Hennessy describes a recent interaction with a compliance software company that exemplifies this approach: “They have been super willing to work with us. And it’s like, I think we’re gonna start with this one. It’s like, all right, we’ll turn off the other pieces and we’ll start you there and this will be the price. Then when you bring this one in, we’ll go to this one.”
This modular approach addresses several contractor pain points simultaneously:
- Lower barriers to entry: Companies can start with smaller investments
- Reduced implementation complexity: Teams can master one function before adding others
- Better value alignment: Payment matches actual usage and value received
- Easier internal selling: It’s simpler to justify budget for specific, well-defined problems
The Consumption Model Alternative
While discussing pricing alternatives, the conversation inevitably turns to consumption-based models – think of how cloud computing services charge based on actual usage rather than flat rates. “For our data warehouse, we pay based off of the amounts of data we put in there, amount of queries we do and the amount of things and transformations,” Hennessy explains. “There’s no arguing that right like it’s really fair we’ve used it we’ve consumed it we pay for it.”

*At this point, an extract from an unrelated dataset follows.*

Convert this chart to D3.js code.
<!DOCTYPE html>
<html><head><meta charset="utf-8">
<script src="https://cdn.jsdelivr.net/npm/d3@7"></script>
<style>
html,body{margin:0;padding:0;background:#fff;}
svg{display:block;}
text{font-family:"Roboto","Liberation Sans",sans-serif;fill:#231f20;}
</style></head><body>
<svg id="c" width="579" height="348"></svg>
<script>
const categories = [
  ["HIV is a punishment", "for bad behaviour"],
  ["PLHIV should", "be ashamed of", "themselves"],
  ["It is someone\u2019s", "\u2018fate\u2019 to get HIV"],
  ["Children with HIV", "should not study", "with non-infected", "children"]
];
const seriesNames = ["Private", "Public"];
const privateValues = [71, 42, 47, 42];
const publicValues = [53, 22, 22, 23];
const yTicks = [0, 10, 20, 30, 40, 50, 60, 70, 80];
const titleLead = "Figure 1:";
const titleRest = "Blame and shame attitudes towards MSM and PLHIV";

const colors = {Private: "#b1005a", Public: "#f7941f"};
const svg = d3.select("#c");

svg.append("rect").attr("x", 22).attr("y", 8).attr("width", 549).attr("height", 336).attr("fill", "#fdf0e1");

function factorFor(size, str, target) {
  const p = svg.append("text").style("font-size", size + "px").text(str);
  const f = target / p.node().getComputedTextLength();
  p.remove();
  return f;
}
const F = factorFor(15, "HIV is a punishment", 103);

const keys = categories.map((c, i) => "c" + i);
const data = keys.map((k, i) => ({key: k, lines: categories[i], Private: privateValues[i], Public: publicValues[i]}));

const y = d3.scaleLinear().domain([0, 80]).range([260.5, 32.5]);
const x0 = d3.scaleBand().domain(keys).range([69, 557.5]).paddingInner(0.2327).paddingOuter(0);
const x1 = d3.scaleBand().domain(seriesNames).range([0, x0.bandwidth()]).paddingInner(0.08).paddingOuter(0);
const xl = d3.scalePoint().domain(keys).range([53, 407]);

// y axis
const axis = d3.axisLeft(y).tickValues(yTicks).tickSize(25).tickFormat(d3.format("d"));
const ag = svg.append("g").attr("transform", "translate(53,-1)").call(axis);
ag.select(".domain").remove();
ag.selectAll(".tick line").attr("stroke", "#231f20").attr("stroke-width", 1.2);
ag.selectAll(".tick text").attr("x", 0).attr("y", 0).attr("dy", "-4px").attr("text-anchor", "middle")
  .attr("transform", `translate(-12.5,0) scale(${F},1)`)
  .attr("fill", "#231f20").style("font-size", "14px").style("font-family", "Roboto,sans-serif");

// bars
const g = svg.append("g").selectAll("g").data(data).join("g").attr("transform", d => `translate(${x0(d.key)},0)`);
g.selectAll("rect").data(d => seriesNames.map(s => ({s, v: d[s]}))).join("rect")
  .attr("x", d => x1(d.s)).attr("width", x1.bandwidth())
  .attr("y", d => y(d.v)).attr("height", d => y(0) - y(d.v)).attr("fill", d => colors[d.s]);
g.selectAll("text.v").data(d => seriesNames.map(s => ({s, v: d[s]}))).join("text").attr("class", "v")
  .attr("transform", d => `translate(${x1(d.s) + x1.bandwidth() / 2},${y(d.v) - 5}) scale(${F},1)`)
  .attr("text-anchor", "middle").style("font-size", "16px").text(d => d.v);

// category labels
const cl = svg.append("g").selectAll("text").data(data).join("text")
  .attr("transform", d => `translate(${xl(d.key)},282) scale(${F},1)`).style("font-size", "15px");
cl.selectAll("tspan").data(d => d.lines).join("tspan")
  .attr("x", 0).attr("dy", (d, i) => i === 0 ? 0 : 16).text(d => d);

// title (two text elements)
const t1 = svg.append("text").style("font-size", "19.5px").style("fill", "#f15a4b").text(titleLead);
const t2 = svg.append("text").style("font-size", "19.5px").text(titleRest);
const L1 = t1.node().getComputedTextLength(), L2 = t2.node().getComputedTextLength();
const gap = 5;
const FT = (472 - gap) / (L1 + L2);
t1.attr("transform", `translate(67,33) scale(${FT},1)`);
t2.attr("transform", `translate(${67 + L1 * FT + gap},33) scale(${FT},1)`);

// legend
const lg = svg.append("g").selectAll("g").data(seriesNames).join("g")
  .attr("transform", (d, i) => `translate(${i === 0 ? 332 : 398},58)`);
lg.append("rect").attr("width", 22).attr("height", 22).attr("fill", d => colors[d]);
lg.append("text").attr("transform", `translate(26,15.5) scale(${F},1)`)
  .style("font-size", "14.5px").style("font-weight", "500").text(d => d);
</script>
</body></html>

But applying consumption-based pricing to construction technology isn’t straightforward. What constitutes “consumption” in scheduling software? Number of activities? Projects managed? Updates processed? The human element of construction work makes it challenging to define clean consumption metrics.
The ROI Challenge
Underlying all pricing discussions is a fundamental challenge: quantifying the return on investment from construction technology. Unlike other industries where software ROI might be measured in increased sales or reduced operational costs, construction technology benefits are often indirect and difficult to measure precisely.
“How do you truly, truly, truly quantify a dollar amount of savings that like a software is going to save you in terms of a business process that becomes more efficient?” Hennessy asks. This measurement challenge makes it harder for contractors to justify higher software costs and creates tension in vendor relationships when renewal time arrives.
Finding the Sweet Spot
The ideal construction technology pricing model likely combines elements from different approaches:
- Modular flexibility: Allow companies to start with specific functions and expand over time
- Scalable pricing: Costs should grow with usage and value, but not necessarily with total company revenue
- Transparent consumption: Clear metrics that tie pricing to actual usage where possible
- Value demonstration: Built-in tools to help contractors measure and communicate ROI
Looking Forward
As the construction technology market matures, pricing models will likely continue evolving. The companies that figure out how to balance growth requirements with contractor realities will have a significant competitive advantage.
The goal isn’t necessarily to make software cheaper – it’s to make pricing feel fair, transparent, and aligned with the value delivered. When contractors feel they’re paying for what they use and getting clear value from their investment, everyone wins.